The Comics-to-Film Review: How ‘Iron Man’ Matches Up
If you read fellow ComicMixologist Matt Raub’s review of Iron Man, you already know the new Marvel Studios movie is a relentless blast of entertainment. Even for those who’ve never picked up an [[[Iron Man]]] comic, it’s a top-rate summer film.
But there are also those of us who have picked up an issue (or a few hundred) of Iron Man over the years, and for us the movie is a different experience, as we can’t help but compare and contrast it to the comics that have come before. So, in that respect, how does the film hold up?

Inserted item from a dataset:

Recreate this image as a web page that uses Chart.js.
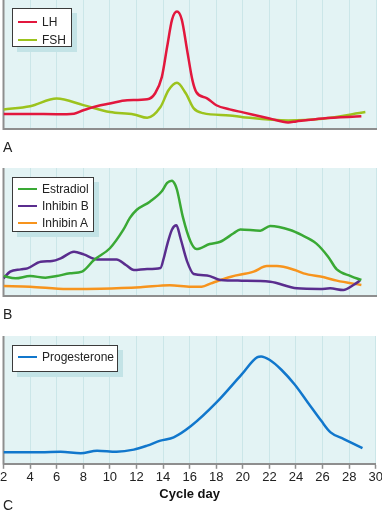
<!DOCTYPE html>
<html>
<head>
<meta charset="utf-8">
<script src="https://cdn.jsdelivr.net/npm/chart.js@4.4.1/dist/chart.umd.min.js"></script>
<style>
  html, body {
    margin: 0;
    padding: 0;
    width: 382px;
    height: 511px;
    overflow: hidden;
    background: #fff;
    font-family: "Liberation Sans", Arial, sans-serif;
  }
  .painel { position: absolute; left: -5px; width: 389px; }
  .letra { position: absolute; left: 3px; font-size: 14px; color: #222; line-height: 16px; }
  .legenda {
    position: absolute;
    left: 12px;
    background: #fff;
    border: 1px solid #3a3a3a;
    box-shadow: 5px 5px 0 #c3e3e6;
    font-size: 12px;
    color: #222;
    box-sizing: border-box;
  }
  .legenda div { white-space: nowrap; }
  .legenda span.traco {
    display: inline-block;
    width: 19px;
    height: 2.5px;
    vertical-align: middle;
    margin: -2px 5px 0 5px;
  }
</style>
</head>
<body>

<div class="painel" style="top:0px;height:131px"><canvas id="graficoA"></canvas></div>
<div class="painel" style="top:168px;height:130px"><canvas id="graficoB"></canvas></div>
<div class="painel" style="top:336px;height:167px"><canvas id="graficoC"></canvas></div>

<div class="legenda" style="top:8px;width:60px;height:39px;padding-top:4px">
  <div style="line-height:18px"><span class="traco" style="background:#e2173d"></span>LH</div>
  <div style="line-height:18px"><span class="traco" style="background:#9cc31d"></span>FSH</div>
</div>
<div class="legenda" style="top:177px;width:82px;height:55px;padding-top:3px">
  <div style="line-height:17px"><span class="traco" style="background:#3aa935"></span>Estradiol</div>
  <div style="line-height:17px"><span class="traco" style="background:#5a2d8e"></span>Inhibin B</div>
  <div style="line-height:17px"><span class="traco" style="background:#f7941d"></span>Inhibin A</div>
</div>
<div class="legenda" style="top:345px;width:106px;height:27px;padding-top:3px">
  <div style="line-height:17px"><span class="traco" style="background:#1177cc"></span>Progesterone</div>
</div>

<div class="letra" style="top:139px">A</div>
<div class="letra" style="top:306px">B</div>
<div class="letra" style="top:497px">C</div>

<script>
// --- dados (dia do ciclo / nível relativo 0-100) ---
const lhDias = [2, 4, 6, 7.3, 8, 9, 10, 11.3, 12.8, 13.4, 13.9, 14.3, 14.67, 15.04, 15.4, 15.8, 16.2, 16.5, 17.3, 18, 19, 20, 22, 23.4, 24, 26, 28.9];
const lhValores = [11.7, 11.7, 11.5, 11.9, 14.5, 17.6, 19.7, 22.3, 23, 27.7, 40.2, 63.7, 84.8, 91, 84.8, 61.3, 37.9, 28.5, 23.8, 18.4, 15.2, 12.9, 8.2, 5.1, 5.9, 8.2, 9.8];

const fshDias = [2, 4, 6, 8, 10, 11.8, 12.8, 13.8, 14.4, 15.04, 15.7, 16.3, 17, 19, 20, 23.4, 26, 29.2];
const fshValores = [15.2, 17.6, 23.6, 18.5, 13.1, 11.3, 8.7, 17, 30, 35.8, 27.7, 16, 12.3, 10.5, 9.2, 6.6, 8, 13.1];

const estradiolDias = [2, 2.9, 4, 5.15, 6, 7, 7.9, 8.8, 10, 11, 11.5, 12, 13, 13.9, 14.3, 14.66, 14.9, 15.04, 15.5, 16.04, 16.5, 17.5, 18.3, 19.3, 19.8, 21.3, 22.05, 23.55, 24.4, 25.5, 26.4, 27.05, 28.1, 28.9];
const estradiolValores = [15.6, 13.8, 15.6, 14.3, 15.6, 17.7, 19, 28.1, 37.3, 51.6, 61, 67.2, 73.7, 81.8, 88.3, 90, 87, 83, 61, 43, 36.7, 40.6, 42.4, 49, 52, 51, 54.7, 51.6, 47.7, 41.1, 30.7, 20.8, 15.6, 12.5];

const inibinaBDias = [2, 2.5, 3.3, 3.8, 4.8, 5.65, 6.3, 7.3, 8.03, 9.04, 10.5, 11.2, 11.8, 12.8, 13.8, 14.05, 14.3, 14.66, 15, 15.3, 15.8, 16.3, 17.3, 18.3, 19.9, 22.05, 24.05, 25.8, 26.55, 27.55, 28.3, 28.8];
const inibinaBValores = [13.8, 19, 20.8, 21.6, 26.8, 27.3, 29.4, 34.6, 32.5, 28.6, 28.6, 24.2, 20.3, 21.1, 21.9, 29.7, 40, 51.8, 55.2, 45.3, 27.1, 17.2, 16.1, 12.5, 12, 11.2, 6, 5.5, 6, 4.7, 8.6, 12];

const inibinaADias = [2, 4, 6.8, 9.3, 12.3, 14.5, 16.1, 16.9, 17.6, 18.3, 19.1, 20.8, 21.8, 22.55, 23.9, 24.55, 26.1, 27.05, 28.9];
const inibinaAValores = [7.8, 7.3, 5.5, 5.7, 6.8, 8.4, 7.3, 7.3, 9.9, 12.5, 15.1, 19, 23.4, 23.4, 20.3, 17.7, 14.6, 12, 8.6];

const progDias = [2, 4.8, 6.3, 7.8, 9.04, 10.5, 11.8, 12.8, 13.8, 14.8, 16.1, 18, 19.9, 21.1, 21.37, 22, 22.9, 23.9, 24.9, 25.9, 26.6, 27.6, 29];
const progValores = [9.1, 9.1, 9.5, 8.3, 10.3, 9.5, 11.1, 14.2, 18.1, 20.7, 29.5, 47.8, 69.8, 83.5, 84, 81.4, 73.6, 62, 47.8, 33.6, 24.6, 19.4, 12.2];

const diasTicks = [2, 4, 6, 8, 10, 12, 14, 16, 18, 20, 22, 24, 26, 28, 30];

const corEixo = "#8e8e8e";
const corGrade = "#cbe6e8";
const fonte = '"Liberation Sans", Arial, sans-serif';

function pontos(dias, valores) {
  return dias.map((d, i) => ({ x: d, y: valores[i] }));
}

function serie(nome, dias, valores, cor) {
  return {
    label: nome,
    data: pontos(dias, valores),
    borderColor: cor,
    borderWidth: 2.5,
    pointRadius: 0,
    fill: false,
    cubicInterpolationMode: "monotone",
  };
}

// fundo ciano + eixo esquerdo
const fundo = {
  id: "fundo",
  beforeDraw(chart) {
    const { ctx, chartArea: a } = chart;
    ctx.save();
    ctx.fillStyle = "#e3f3f4";
    ctx.fillRect(a.left, a.top, a.right - a.left, a.bottom - a.top);
    ctx.restore();
  },
  beforeDatasetsDraw(chart) {
    const { ctx, chartArea: a } = chart;
    ctx.save();
    ctx.strokeStyle = corEixo;
    ctx.lineWidth = 2;
    ctx.beginPath();
    ctx.moveTo(a.left, a.top);
    ctx.lineTo(a.left, a.bottom + 1);
    ctx.stroke();
    ctx.restore();
  },
};

function criarGrafico(id, conjuntos, comEixo) {
  const eixoX = {
    type: "linear",
    min: 2,
    max: 30,
    afterBuildTicks: (s) => { s.ticks = diasTicks.map((v) => ({ value: v })); },
    ticks: { display: false },
    grid: { color: corGrade, lineWidth: 1, drawTicks: false },
    border: { color: corEixo, width: 2 },
  };
  if (comEixo) {
    eixoX.ticks = {
      display: true,
      padding: 1,
      color: "#222",
      maxRotation: 0,
      autoSkip: false,
      font: { size: 13, family: fonte },
    };
    eixoX.grid = { color: corGrade, lineWidth: 1, drawTicks: true, tickLength: 5, tickColor: corEixo, tickWidth: 1.5 };
    eixoX.title = {
      display: true,
      text: "Cycle day",
      color: "#111",
      font: { size: 13, weight: "bold", family: fonte },
      padding: { top: 0, bottom: 1 },
    };
  }

  return new Chart(document.getElementById(id), {
    type: "line",
    data: { datasets: conjuntos },
    options: {
      responsive: true,
      maintainAspectRatio: false,
      animation: false,
      layout: { padding: { left: 8.5, right: 8, top: 0, bottom: comEixo ? 0 : 2 } },
      plugins: { legend: { display: false }, tooltip: { enabled: false } },
      scales: {
        x: eixoX,
        y: { min: 0, max: 100, display: false },
      },
    },
    plugins: [fundo],
  });
}

criarGrafico("graficoA", [
  serie("LH", lhDias, lhValores, "#e2173d"),
  serie("FSH", fshDias, fshValores, "#9cc31d"),
], false);

criarGrafico("graficoB", [
  serie("Estradiol", estradiolDias, estradiolValores, "#3aa935"),
  serie("Inhibin B", inibinaBDias, inibinaBValores, "#5a2d8e"),
  serie("Inhibin A", inibinaADias, inibinaAValores, "#f7941d"),
], false);

criarGrafico("graficoC", [
  serie("Progesterone", progDias, progValores, "#1177cc"),
], true);
</script>
</body>
</html>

Tony Stark is the place to start, as he’s always been the real draw of any Iron Man tale (though the costume is plenty cool). In the comics, Stark is a calculating man both as a hero and in the business world. He enjoys his wealth at times, but is more taskmaster than playboy.
Robert Downey Jr.’s take on the character is much more like the raconteur persona that Bruce Wayne takes on, only for the movie version of Stark, it’s no act. Much like Johnny Depp in Pirates of the Caribbean, Downey Jr. offers a weird riff on his role that’s entirely new and impossible not to enjoy. Count that as a win for the film.

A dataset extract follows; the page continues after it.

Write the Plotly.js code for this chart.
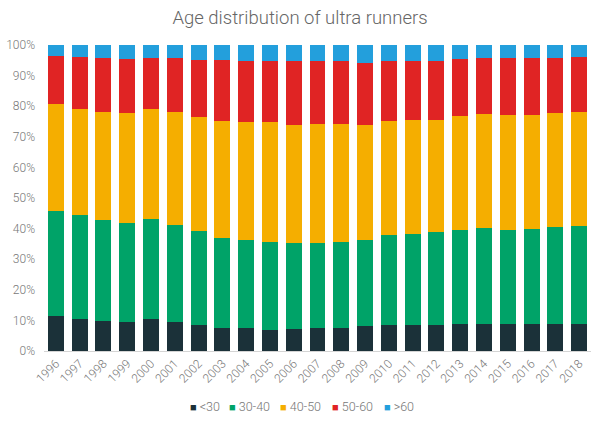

The film’s plot, meanwhile, is essentially an updating of the classic Iron Man origin story, and the modernization is handled quite well. There’s nothing directly lifted from the comics, and instead the comic references come in an array of winks and nods (S.H.I.E.L.D., War Machine, Nick Fury, Tony’s drinking, etc).

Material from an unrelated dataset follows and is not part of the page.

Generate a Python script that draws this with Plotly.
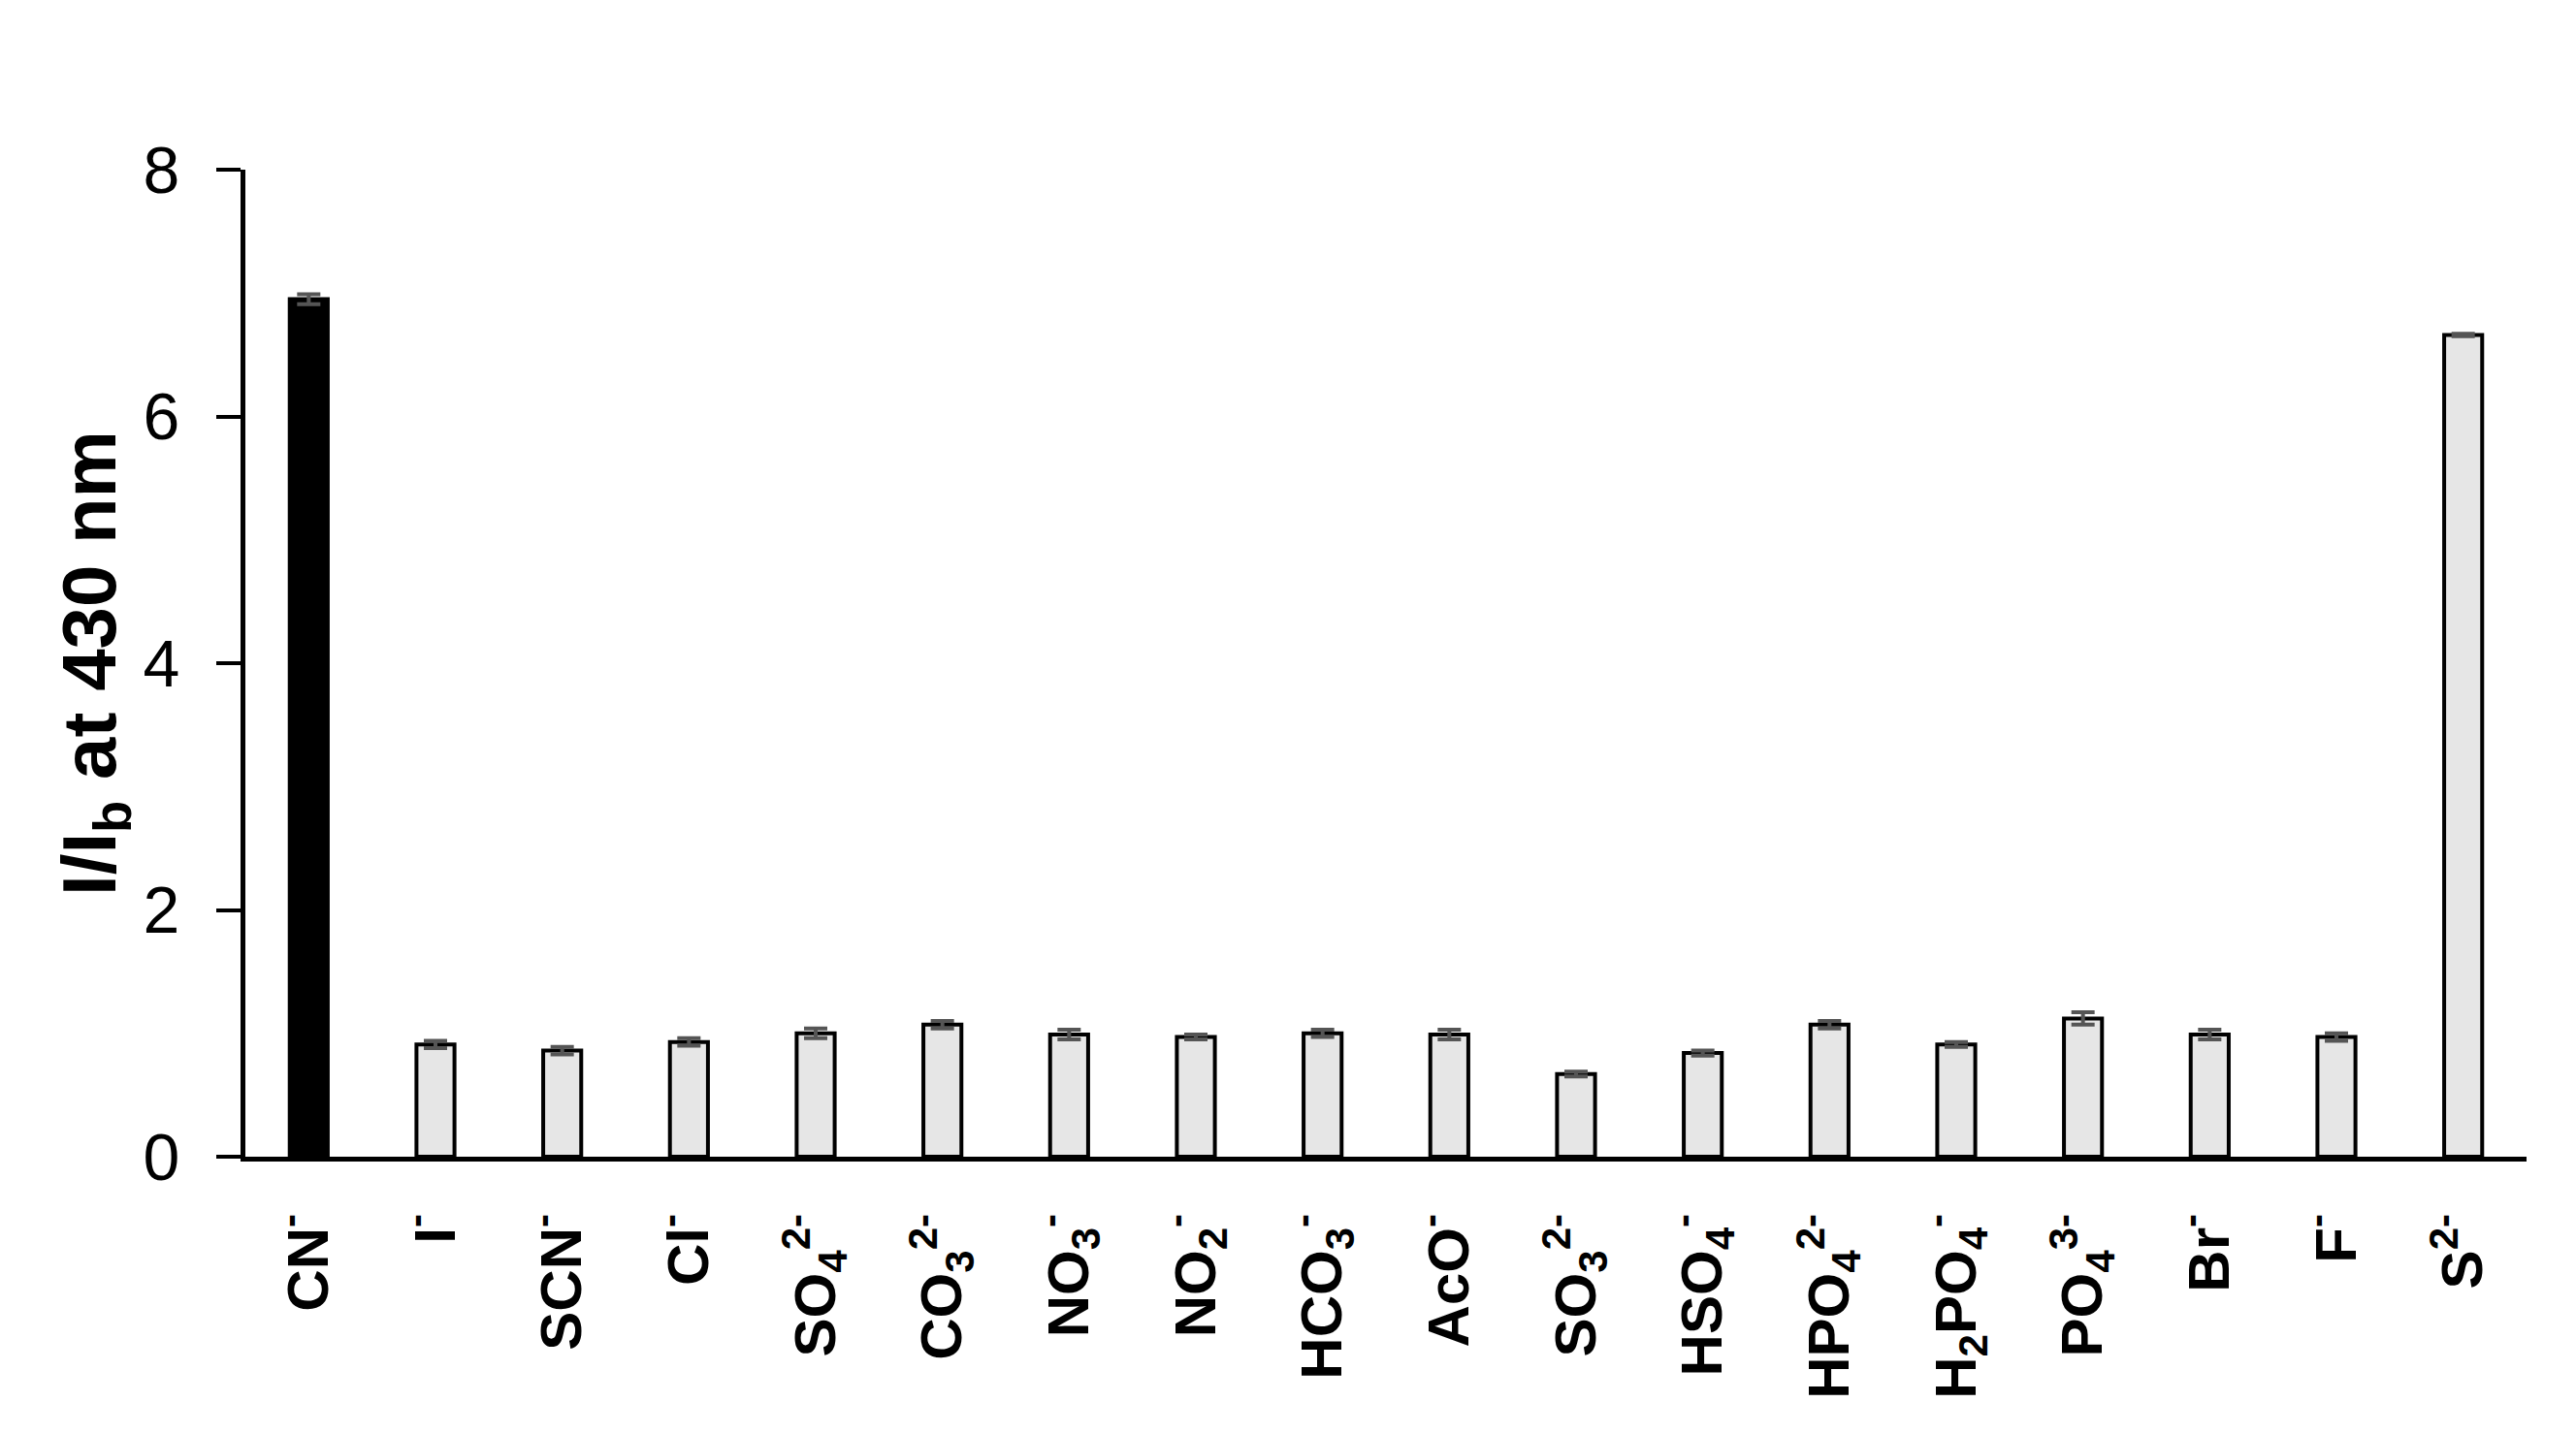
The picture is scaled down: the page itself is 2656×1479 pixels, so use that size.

My main problem with the movie is a fault it shares with the comics, in how the plot tries to incorporate real-world issues without really delving into them. Comic books regularly feature stories set in vague, war-torn countries in the Middle East, and the Iron Man film follows suit with its shallow usage of terrorism and Afghanistan.
But those are forgivable defects, and Iron Man easily makes a successful transition from page to screen, thanks to a director and cast that know what elements to take from the books, and which to leave behind.